→ **MATERIAL SUPPLIED**:
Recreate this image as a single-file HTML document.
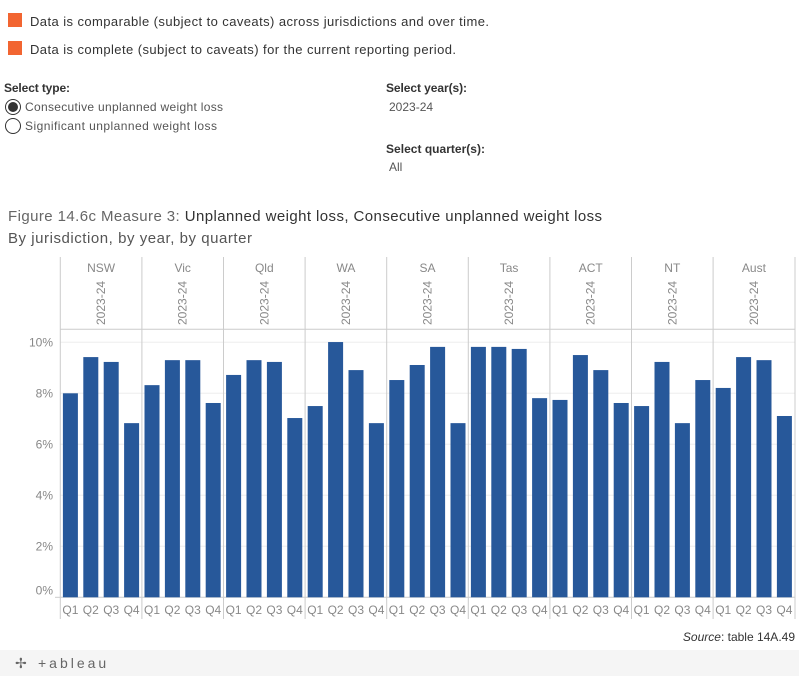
<!DOCTYPE html>
<html><head><meta charset="utf-8"><style>
body{margin:0;background:#fff;width:799px;height:676px;overflow:hidden;font-family:"Liberation Sans",sans-serif}
svg text{font-family:"Liberation Sans",sans-serif}
</style></head><body>
<svg id="c" width="799" height="676" viewBox="0 0 799 676" xmlns="http://www.w3.org/2000/svg">
<g>
<rect x="8" y="13" width="14" height="14" fill="#f26531"/>
<text x="30" y="26" font-size="13" fill="#333" textLength="459">Data is comparable (subject to caveats) across jurisdictions and over time.</text>
<rect x="8" y="41" width="14" height="14" fill="#f26531"/>
<text x="30" y="54" font-size="13" fill="#333" textLength="426">Data is complete (subject to caveats) for the current reporting period.</text>
</g>
<text x="4" y="92" font-size="12" font-weight="bold" fill="#333" textLength="66">Select type:</text>
<g>
<circle cx="13" cy="107" r="7.5" fill="#fff" stroke="#333" stroke-width="1"/><circle cx="13" cy="107" r="5" fill="#333"/>
<text x="25" y="111" font-size="12" fill="#555" textLength="198">Consecutive unplanned weight loss</text></g>
<g>
<circle cx="13" cy="126" r="7.5" fill="#fff" stroke="#333" stroke-width="1"/>
<text x="25" y="130" font-size="12" fill="#555" textLength="192">Significant unplanned weight loss</text></g>
<text x="386" y="92" font-size="12" font-weight="bold" fill="#333" textLength="81">Select year(s):</text>
<text x="389" y="111" font-size="12" fill="#555">2023-24</text>
<text x="386" y="153" font-size="12" font-weight="bold" fill="#333" textLength="99">Select quarter(s):</text>
<text x="389" y="171" font-size="12" fill="#555">All</text>
<text x="8" y="221" font-size="15" fill="#666" textLength="594">Figure 14.6c Measure 3: <tspan fill="#333">Unplanned weight loss, Consecutive unplanned weight loss</tspan></text>
<text x="8" y="243" font-size="15" fill="#555" textLength="244">By jurisdiction, by year, by quarter</text>
<g id="plot"></g>
<text x="795" y="641" font-size="12" fill="#333" text-anchor="end"><tspan font-style="italic">Source</tspan>: table 14A.49</text>
<rect x="0" y="650" width="799" height="26" fill="#f5f5f5"/>
<g>
<text x="15" y="668" font-size="14" fill="#666">✢</text>
<text x="38" y="668" font-size="14" fill="#666" letter-spacing="3">+ableau</text></g>
</svg>
<script>
const jurisdictions=["NSW","Vic","Qld","WA","SA","Tas","ACT","NT","Aust"];
const quarters=["Q1","Q2","Q3","Q4"];
const yTicks=[0,2,4,6,8,10];
const valNSW=[8.0,9.42,9.23,6.83];
const valVic=[8.32,9.3,9.3,7.62];
const valQld=[8.72,9.3,9.23,7.03];
const valWA=[7.5,10.01,8.91,6.83];
const valSA=[8.52,9.11,9.82,6.83];
const valTas=[9.82,9.82,9.74,7.81];
const valACT=[7.74,9.5,8.91,7.62];
const valNT=[7.5,9.23,6.83,8.52];
const valAust=[8.21,9.42,9.3,7.11];
const series=[valNSW,valVic,valQld,valWA,valSA,valTas,valACT,valNT,valAust];
const NS="http://www.w3.org/2000/svg";
const g=document.getElementById('plot');
const X0=60.3,PW=81.6,BASE=597.3,PX=25.5,TOP=329.3,HTOP=257;
const y=v=>BASE-v*PX;
function el(t,a){const e=document.createElementNS(NS,t);for(const k in a)e.setAttribute(k,a[k]);g.appendChild(e);return e;}
yTicks.forEach(t=>{
 const l=el('line',{x1:X0,x2:795,y1:y(t),y2:y(t),stroke:t?'#eee':'#ccc','stroke-width':1});
 
 
 const tx=el('text',{x:53,y:y(t)+(t?4:-3),'font-size':12,fill:'#888','text-anchor':'end'});
 tx.textContent=t+'%';
 
 
});
el('line',{x1:55,x2:X0,y1:BASE,y2:BASE,stroke:'#ccc'});
el('line',{x1:X0,x2:795,y1:TOP,y2:TOP,stroke:'#ccc'});
jurisdictions.forEach((j,i)=>{
 const px=X0+i*PW;
 const v=el('line',{x1:px,x2:px,y1:HTOP,y2:619,stroke:'#ccc'});
 
 
 const h=el('text',{x:px+PW/2,y:272,'font-size':12,fill:'#888','text-anchor':'middle'});
 h.textContent=j;
 
 
 const yr=el('text',{x:0,y:0,'font-size':12,fill:'#888','text-anchor':'start',transform:`translate(${px+PW/2+4},325) rotate(-90)`});
 yr.textContent='2023-24';
 
 
 quarters.forEach((q,k)=>{
  const bx=px+2.6+k*20.4;const val=series[i][k];
  const r=el('rect',{x:bx,y:y(val),width:15,height:BASE-y(val),fill:'#27589a'});
  
  
  const ql=el('text',{x:bx+7.5,y:614,'font-size':12,fill:'#888','text-anchor':'middle'});
  ql.textContent=q;
  
  
 });
});
el('line',{x1:795,x2:795,y1:HTOP,y2:619,stroke:'#ccc'});
</script>
</body></html>
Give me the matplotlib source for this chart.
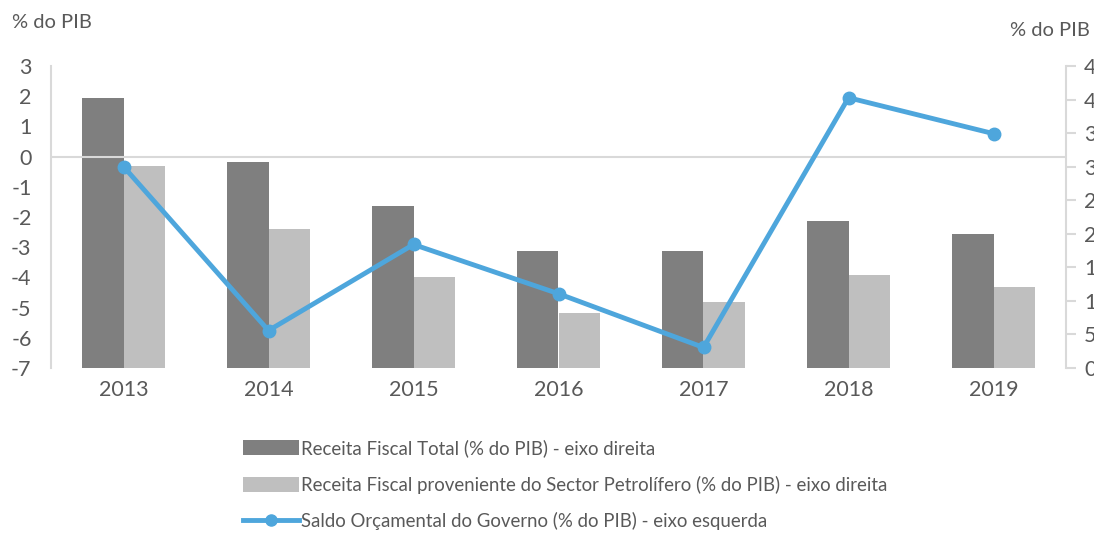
import matplotlib
matplotlib.use("Agg")
import matplotlib.pyplot as plt
from matplotlib.lines import Line2D
from matplotlib.patches import Patch
import numpy as np

plt.rcParams['font.family'] = ['Lato', 'DejaVu Sans']

years = ['2013', '2014', '2015', '2016', '2017', '2018', '2019']
receita_total = [40.2, 30.7, 24.1, 17.4, 17.4, 21.9, 20.0]
receita_petrolifera = [30.1, 20.7, 13.6, 8.2, 9.8, 13.9, 12.1]
saldo_orcamental = [-0.33, -5.76, -2.91, -4.54, -6.32, 1.95, 0.76]

left_ticks = list(range(-7, 4))
right_ticks = list(range(0, 50, 5))

label_total = 'Receita Fiscal Total (% do PIB) - eixo direita'
label_petro = 'Receita Fiscal proveniente do Sector Petrolífero (% do PIB) - eixo direita'
label_saldo = 'Saldo Orçamental do Governo (% do PIB) - eixo esquerda'

text_color = '#595959'
axis_color = '#D9D9D9'
dark_bar = '#7F7F7F'
light_bar = '#BFBFBF'
line_blue = '#4EA6DC'

fig = plt.figure(figsize=(10.94, 5.34), dpi=100)
axL = fig.add_axes([51 / 1094, 1 - 368 / 534, (1066 - 51) / 1094, (368 - 66) / 534])
axR = axL.twinx()

x = np.arange(len(years))
w = 0.283
axR.bar(x - w / 2, receita_total, width=w, color=dark_bar, label=label_total)
axR.bar(x + w / 2, receita_petrolifera, width=w, color=light_bar, label=label_petro)
axR.set_ylim(0, 45)
axR.set_yticks(right_ticks)
axR.set_yticklabels([str(t) for t in right_ticks])

axL.set_zorder(axR.get_zorder() + 1)
axL.patch.set_visible(False)
axL.axhline(0, color=axis_color, lw=1.5, zorder=1)
axL.plot(x, saldo_orcamental, color=line_blue, lw=3.5, marker='o', markersize=9,
         zorder=3, solid_capstyle='round')
axL.set_ylim(-7, 3)
axL.set_yticks(left_ticks)
axL.set_yticklabels([str(t) for t in left_ticks])
axL.set_xlim(-0.5, len(years) - 0.5)
axL.set_xticks(x)
axL.set_xticklabels(years)

for ax in (axL, axR):
    for s in ('top', 'bottom'):
        ax.spines[s].set_visible(False)
    ax.tick_params(colors=text_color, labelsize=15.5)
    ax.spines['left'].set_color(axis_color)
    ax.spines['right'].set_color(axis_color)
    ax.spines['left'].set_linewidth(1.5)
    ax.spines['right'].set_linewidth(1.5)

axL.spines['right'].set_visible(False)
axR.spines['left'].set_visible(False)
axL.tick_params(axis='y', length=0, pad=14)
axL.tick_params(axis='x', length=0, pad=9)
axR.tick_params(axis='y', length=7, width=1.5, color=axis_color, pad=6)

fig.text(12 / 1094, 1 - 22 / 534, '% do PIB', fontsize=14.5, color=text_color,
         ha='left', va='center')
fig.text(1010 / 1094, 1 - 30 / 534, '% do PIB', fontsize=14.5, color=text_color,
         ha='left', va='center')

handles = [
    Patch(facecolor=dark_bar, edgecolor='none'),
    Patch(facecolor=light_bar, edgecolor='none'),
    Line2D([0], [0], color=line_blue, lw=3.5, marker='o', markersize=8),
]
fig.legend(handles, [label_total, label_petro, label_saldo],
           loc='upper left', bbox_to_anchor=(236 / 1094, 1 - 432 / 534),
           frameon=False, fontsize=13.4, labelcolor=text_color,
           handlelength=3.0, handleheight=0.85, handletextpad=0.1,
           labelspacing=0.98, borderaxespad=0)

fig.savefig('out.png', dpi=100)
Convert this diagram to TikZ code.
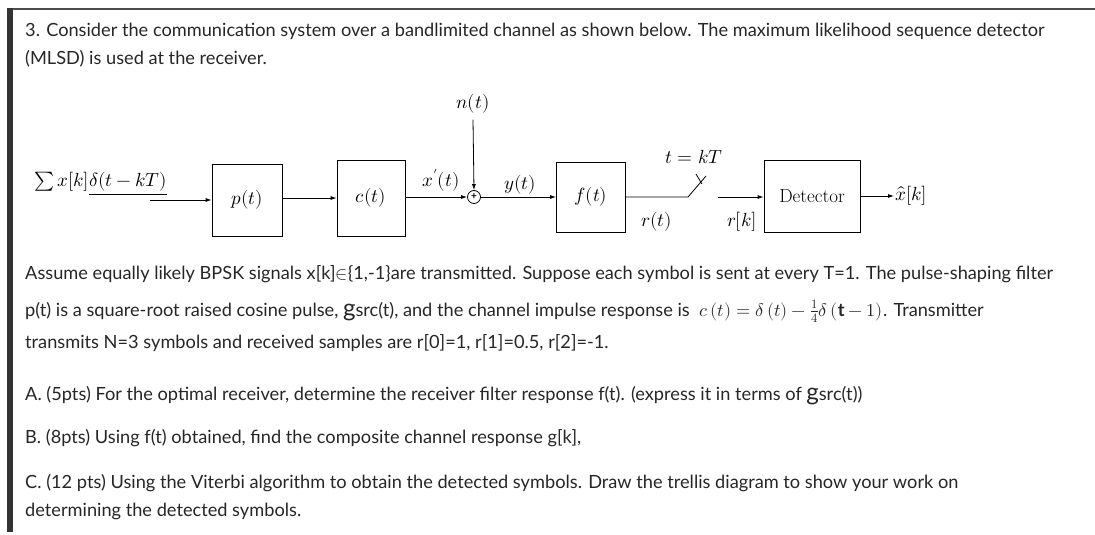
\documentclass[tikz,border=0pt]{standalone}
\usepackage{fontspec}
\setmainfont{Lato}
\usepackage{unicode-math}
\setmathfont{Latin Modern Math}
\usetikzlibrary{arrows.meta}
\begin{document}
\begin{tikzpicture}[x=1pt,y=-1pt,
  txt/.style={anchor=base west,inner sep=0,font=\fontsize{18.2}{21}\selectfont,text=black!85},
  blk/.style={draw,thick,minimum width=70pt,minimum height=72pt,inner sep=0,font=\fontsize{19}{22}\selectfont},
  lab/.style={inner sep=1pt,font=\fontsize{19}{22}\selectfont},
  sig/.style={thick,-{Latex[length=6pt,width=4pt]}}]
\useasboundingbox (0,0) rectangle (1095,535);
\fill[black!80] (7,8) rectangle (13,532);
\draw[black!70,line width=1.2pt] (13,9) -- (1095,9);
\node[txt] (l1) at (25,37) {3. Consider the communication system over a bandlimited channel as shown below. The maximum likelihood sequence detector};
\node[txt] (l2) at (25,64) {(MLSD) is used at the receiver.};
% diagram
\node[blk] (p) at (247,200) {$p(t)$};
\node[blk,minimum width=68pt,minimum height=76pt] (c) at (371,198) {$c(t)$};
\node[draw,thick,circle,minimum size=13pt,inner sep=0] (s) at (474,197) {};
\node[font=\bfseries\fontsize{10}{10}\selectfont,inner sep=0] (plus) at (s) {+};
\node[blk,minimum width=69pt,minimum height=70pt] (f) at (591,197) {$f(t)$};
\node[blk,minimum width=96pt,minimum height=72pt] (d) at (812,196) {\setmainfont{Latin Modern Roman}Detector};
\node[lab,anchor=west] (in) at (33,184) {$\sum x[k]\underline{\delta(t-kT)}$};
\coordinate (ins) at (150,200);
\draw[sig] (ins) -- (p.west |- ins);
\draw[sig] (p.east |- c) -- (c.west);
\draw[sig] (c.east |- s) -- (s.west);
\node[lab] (n) at (473,104) {$n(t)$};
\draw[sig] (n.south) ++(0,5) -- (s.north);
\draw[sig] (s.east) -- (f.west |- s);
\node[lab] (xp) at (441,180) {$x^{\prime}(t)$};
\node[lab] (y) at (520,185) {$y(t)$};
\coordinate (sw1) at (688,197);
\coordinate (sw2) at (706,176);
\draw[thick] (f.east |- sw1) -- (sw1) -- (sw2);
\draw[thick] (696,174) -- (702,184);
\coordinate (sw3) at (718,197);
\draw[sig] (sw3) -- (d.west |- sw3);
\node[lab] (tk) at (694,157) {$t=kT$};
\node[lab] (rt) at (657,222) {$r(t)$};
\node[lab] (rk) at (742,222) {$r[k]$};
\node[lab,anchor=west] (xh) at (894,196) {$\hat{x}[k]$};
\draw[sig] (d.east) -- (xh.west);
% text
\node[txt] (l3) at (25,279) {Assume equally likely BPSK signals x[k]$\in$\{1,-1\}are transmitted. Suppose each symbol is sent at every T=1. The pulse-shaping filter};
\node[txt] (l4) at (25,316) {p(t) is a square-root raised cosine pulse, {\fontsize{24}{24}\selectfont g}src(t), and the channel impulse response is \ $c\,(t)=\delta\,(t)-\frac{1}{4}\delta\,(\textbf{t}-1)$. Transmitter};
\node[txt] (l5) at (25,348) {transmits N=3 symbols and received samples are r[0]=1, r[1]=0.5, r[2]=-1.};
\node[txt] (l6) at (25,400) {A. (5pts) For the optimal receiver, determine the receiver filter response f(t). (express it in terms of {\fontsize{24}{24}\selectfont g}src(t))};
\node[txt] (l7) at (25,443) {B. (8pts) Using f(t) obtained, find the composite channel response g[k],};
\node[txt] (l8) at (25,488) {C. (12 pts) Using the Viterbi algorithm to obtain the detected symbols. Draw the trellis diagram to show your work on};
\node[txt] (l9) at (25,516) {determining the detected symbols.};
\end{tikzpicture}
\end{document}
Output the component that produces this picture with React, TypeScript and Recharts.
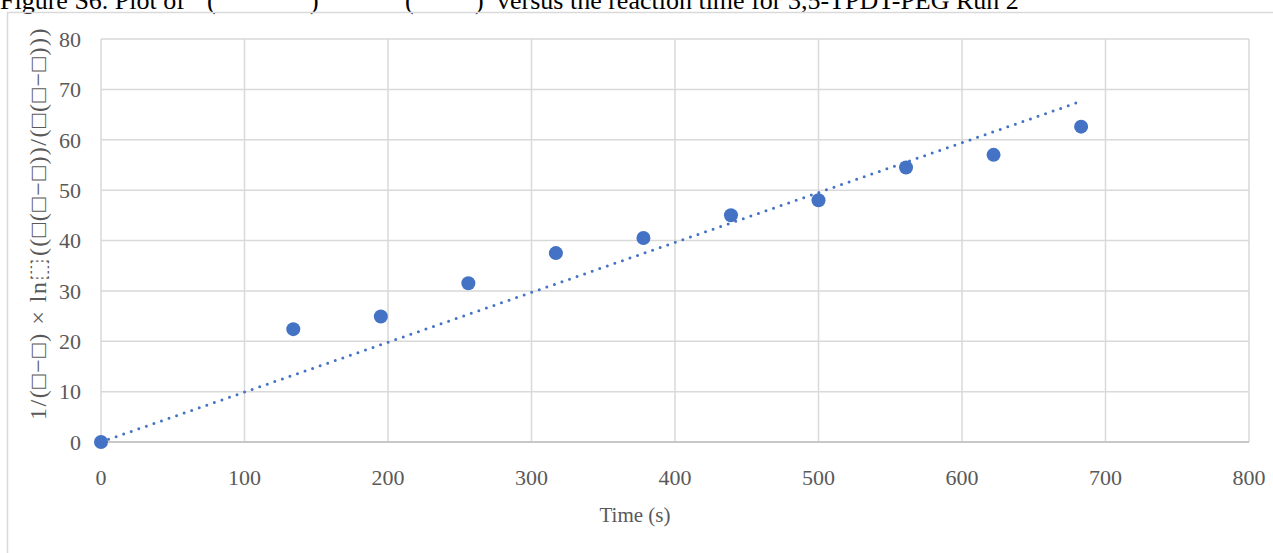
import React from 'react';
import { ScatterChart, Scatter, XAxis, YAxis, CartesianGrid, ReferenceLine } from 'recharts';

// Run 2 readings (time in s, transformed conversion)
const timeS = [0, 134, 195, 256, 317, 378, 439, 500, 561, 622, 683];
const kValues = [0, 22.4, 24.9, 31.5, 37.5, 40.5, 45.0, 48.0, 54.5, 57.0, 62.6];
const xTicks = [0, 100, 200, 300, 400, 500, 600, 700, 800];
const yTicks = [0, 10, 20, 30, 40, 50, 60, 70, 80];

const points = timeS.map((t, i) => ({ x: t, y: kValues[i] }));

// linear trendline forced through the origin (least squares)
const sxy = points.reduce((s, p) => s + p.x * p.y, 0);
const sxx = points.reduce((s, p) => s + p.x * p.x, 0);
const slope = sxy / sxx;
const lastT = timeS[timeS.length - 1];

const BLUE = '#4472C4';
const GRID = '#D9D9D9';
const TXT = '#595959';
const SERIF = '"Liberation Serif", "Times New Roman", serif';

const Dot = (props: any) => <circle cx={props.cx} cy={props.cy} r={7} fill={BLUE} />;

const App: React.FC = () => {
  return (
    <div style={{ position: 'absolute', left: 0, top: 0, width: 1273, height: 553, overflow: 'hidden', background: '#fff' }}>
      <ScatterChart width={1273} height={553} margin={{ top: 39, right: 24, bottom: 51, left: 41 }}>
        <CartesianGrid stroke={GRID} strokeWidth={1.5} />
        <XAxis
          type="number"
          dataKey="x"
          domain={[0, 800]}
          ticks={xTicks}
          height={60}
          tickLine={false}
          tickSize={0}
          tickMargin={27}
          axisLine={{ stroke: '#BFBFBF', strokeWidth: 1.5 }}
          tick={{ fill: TXT, fontSize: 22, fontFamily: SERIF }}
        />
        <YAxis
          type="number"
          dataKey="y"
          domain={[0, 80]}
          ticks={yTicks}
          width={60}
          tickLine={false}
          tickSize={0}
          tickMargin={20}
          axisLine={false}
          tick={{ fill: TXT, fontSize: 22, fontFamily: SERIF }}
        />
        <ReferenceLine
          segment={[{ x: 0, y: 0 }, { x: lastT, y: slope * lastT }]}
          stroke={BLUE}
          strokeWidth={3}
          strokeDasharray="0 8"
          strokeLinecap="round"
        />
        <Scatter data={points} fill={BLUE} shape={Dot} isAnimationActive={false} />
      </ScatterChart>
      <svg width={1273} height={553} style={{ position: 'absolute', left: 0, top: 0, pointerEvents: 'none' }}>
        <defs>
          <clipPath id="chartArea">
            <rect x={7} y={13} width={1266} height={540} />
          </clipPath>
        </defs>
        <text y={9} fontSize={26} fontFamily={SERIF} fill="#000">
          <tspan x={0}>Figure S6. Plot of</tspan>
          <tspan x={207}>(</tspan>
          <tspan x={310}>)</tspan>
          <tspan x={405}>(</tspan>
          <tspan x={475}>)</tspan>
          <tspan x={497}>versus the reaction time for 3,5-TPDT-PEG Run 2</tspan>
        </text>
        <line x1={7.5} y1={12} x2={7.5} y2={553} stroke={GRID} strokeWidth={1.5} />
        <line x1={7} y1={12.5} x2={1273} y2={12.5} stroke={GRID} strokeWidth={1.5} />
        <g clipPath="url(#chartArea)">
          <text transform="rotate(-90)" x={-420} y={46} fontSize={24} letterSpacing={1.5} fontFamily={SERIF} fill={TXT}>
            1/(□−□) × ln⬚((□(□−□))/(□(□−□)))
          </text>
        </g>
        <text x={635} y={522} textAnchor="middle" fontSize={21} fontFamily={SERIF} fill={TXT}>
          Time (s)
        </text>
      </svg>
    </div>
  );
};

export default App;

→ **REQUEST**: Copy word for word only the lines above from the one with "Output the component" through the one with "const Dot = (props: any)". Leave pictures out.

→ **ANSWER TO THE EXERCISE**:
Output the component that produces this picture with React, TypeScript and Recharts.
import React from 'react';
import { ScatterChart, Scatter, XAxis, YAxis, CartesianGrid, ReferenceLine } from 'recharts';

// Run 2 readings (time in s, transformed conversion)
const timeS = [0, 134, 195, 256, 317, 378, 439, 500, 561, 622, 683];
const kValues = [0, 22.4, 24.9, 31.5, 37.5, 40.5, 45.0, 48.0, 54.5, 57.0, 62.6];
const xTicks = [0, 100, 200, 300, 400, 500, 600, 700, 800];
const yTicks = [0, 10, 20, 30, 40, 50, 60, 70, 80];

const points = timeS.map((t, i) => ({ x: t, y: kValues[i] }));

// linear trendline forced through the origin (least squares)
const sxy = points.reduce((s, p) => s + p.x * p.y, 0);
const sxx = points.reduce((s, p) => s + p.x * p.x, 0);
const slope = sxy / sxx;
const lastT = timeS[timeS.length - 1];

const BLUE = '#4472C4';
const GRID = '#D9D9D9';
const TXT = '#595959';
const SERIF = '"Liberation Serif", "Times New Roman", serif';

const Dot = (props: any) => <circle cx={props.cx} cy={props.cy} r={7} fill={BLUE} />;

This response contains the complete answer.